U.S. Rep. Al Lawson (D-Tallahassee) speaks at a check presentation ceremony in Gadsden County on Thursday, April 14, 2022.
Valerie Crowder
U.S. Rep. Al Lawson (D-Tallahassee) speaks at a check presentation ceremony in Gadsden County on Thursday, April 14, 2022.

A congressional district that runs from Gadsden County to Jacksonville is ground zero in the fight about Florida’s congressional districts that heads to court next week.

District 5 was shaped that way to help elect a Black member of Congress — as it has done with the election of Democrat Al Lawson.

But Republican Gov. Ron DeSantis made clear that he wanted to change the district. And during a special legislative session last month, the Republican-dominated Legislature went along with DeSantis and redrew District 5 to condense it in the Jacksonville area.

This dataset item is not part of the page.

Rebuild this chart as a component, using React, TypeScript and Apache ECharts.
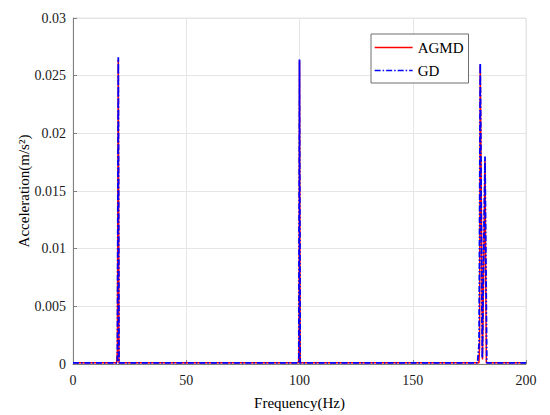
import React, { useEffect, useRef } from "react";
import * as echarts from "echarts";

const seriesNames = ["AGMD", "GD"];
const xTicks = [0, 50, 100, 150, 200];

// [frequency (Hz), acceleration (m/s^2)]
const agmdData: [number, number][] = [
  [0, 0.0001], [19.3, 0.0001], [19.6, 0.0012], [20, 0.0264], [20.3, 0.0001],
  [99.6, 0.0001], [99.8, 0.002], [100, 0.0263], [100.3, 0.0001],
  [179.2, 0.0001], [179.5, 0.0015], [179.8, 0.0259], [180.8, 0.0004],
  [181.9, 0.0176], [182.2, 0.0085], [182.5, 0.0001], [200, 0.0001],
];
const gdData: [number, number][] = [
  [0, 0.0001], [19.6, 0.0001], [20, 0.0266], [20.3, 0.0001],
  [99.7, 0.0001], [100, 0.0264], [100.3, 0.0001],
  [178.6, 0.0001], [179.3, 0.0018], [179.8, 0.0261], [180.7, 0.0005],
  [181.9, 0.018], [182.3, 0.0088], [182.7, 0.0001], [200, 0.0001],
];

const FONT = "'Liberation Serif', 'Times New Roman', serif";

export default function App() {
  const ref = useRef<HTMLDivElement>(null);
  useEffect(() => {
    if (!ref.current) return;
    const chart = echarts.init(ref.current, null, { renderer: "svg" });
    chart.setOption({
      animation: false,
      backgroundColor: "#ffffff",
      textStyle: { fontFamily: FONT },
      grid: {
        left: 73, right: 24, top: 18, bottom: 51,
        show: true, borderColor: "#e3e3e3", borderWidth: 1,
      },
      legend: {
        data: seriesNames,
        orient: "vertical",
        left: 371, top: 34,
        itemWidth: 38, itemHeight: 12, itemGap: 8,
        padding: [6, 5, 5, 3],
        borderColor: "#6e6e6e", borderWidth: 1,
        backgroundColor: "#ffffff",
        itemStyle: { opacity: 0 },
        lineStyle: { width: 1.3 },
        textStyle: { fontFamily: FONT, fontSize: 15, color: "#000" },
      },
      xAxis: {
        type: "value", min: 0, max: 200, interval: 50,
        name: "Frequency(Hz)", nameLocation: "middle", nameGap: 31,
        nameMoveOverlap: false,
        nameTextStyle: { fontFamily: FONT, fontSize: 15, color: "#000" },
        axisLine: { show: true, lineStyle: { color: "#808080" } },
        axisTick: { show: true, inside: true, length: 4, lineStyle: { color: "#808080" } },
        axisLabel: { fontFamily: FONT, fontSize: 14, color: "#1a1a1a", margin: 9 },
        splitLine: { show: true, lineStyle: { color: "#e6e6e6" } },
      },
      yAxis: {
        type: "value", min: 0, max: 0.03, interval: 0.005,
        name: "Acceleration(m/s²)", nameLocation: "middle", nameGap: 42,
        nameMoveOverlap: false,
        nameTextStyle: { fontFamily: FONT, fontSize: 15, color: "#000" },
        axisLine: { show: true, lineStyle: { color: "#808080" } },
        axisTick: { show: true, inside: true, length: 4, lineStyle: { color: "#808080" } },
        axisLabel: { fontFamily: FONT, fontSize: 14, color: "#1a1a1a", margin: 7 },
        splitLine: { show: true, lineStyle: { color: "#e6e6e6" } },
      },
      series: [
        {
          name: seriesNames[0], type: "line", data: agmdData, showSymbol: false,
          symbol: "none",
          lineStyle: { color: "#ff0000", width: 1.5 },
          itemStyle: { color: "#ff0000" },
        },
        {
          name: seriesNames[1], type: "line", data: gdData, showSymbol: false,
          symbol: "none",
          lineStyle: { color: "#0000ff", width: 1.8, type: [6, 2, 1.5, 2] },
          itemStyle: { color: "#0000ff" },
        },
      ],
    });
    return () => chart.dispose();
  }, []);
  return (
    <div
      ref={ref}
      style={{ position: "fixed", left: 0, top: 0, width: 550, height: 415 }}
    />
  );
}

Almost immediately, voting-rights groups and other opponents of the redistricting plan went to court. That included filing a motion asking a Leon County circuit judge to issue a temporary injunction against the plan, arguing that it violates part of a 2010 constitutional amendment that bars diminishing the ability of minority voters to “elect representatives of their choice.”

“A temporary injunction is warranted here because plaintiffs are likely to succeed on the merits of their claim that the DeSantis plan violates the non-diminishment provision of … the Florida Constitution by dismantling the former Congressional District 5, a North Florida district in which Black voters were previously able to elect their candidates of choice,” the motion said.

DeSantis, however, has argued that the current sprawling configuration of District 5 was unconstitutionally gerrymandered. DeSantis’ general counsel wrote that keeping the current approach would violate the Equal Protection Clause of the U.S. Constitution’s 14th Amendment because it “assigns voters primarily on the basis of race but is not narrowly tailored to achieve a compelling state interest.”

The battle — at least the first round of it — will play out Wednesday, when Circuit Judge Layne Smith holds a hearing on the motion for a temporary injunction.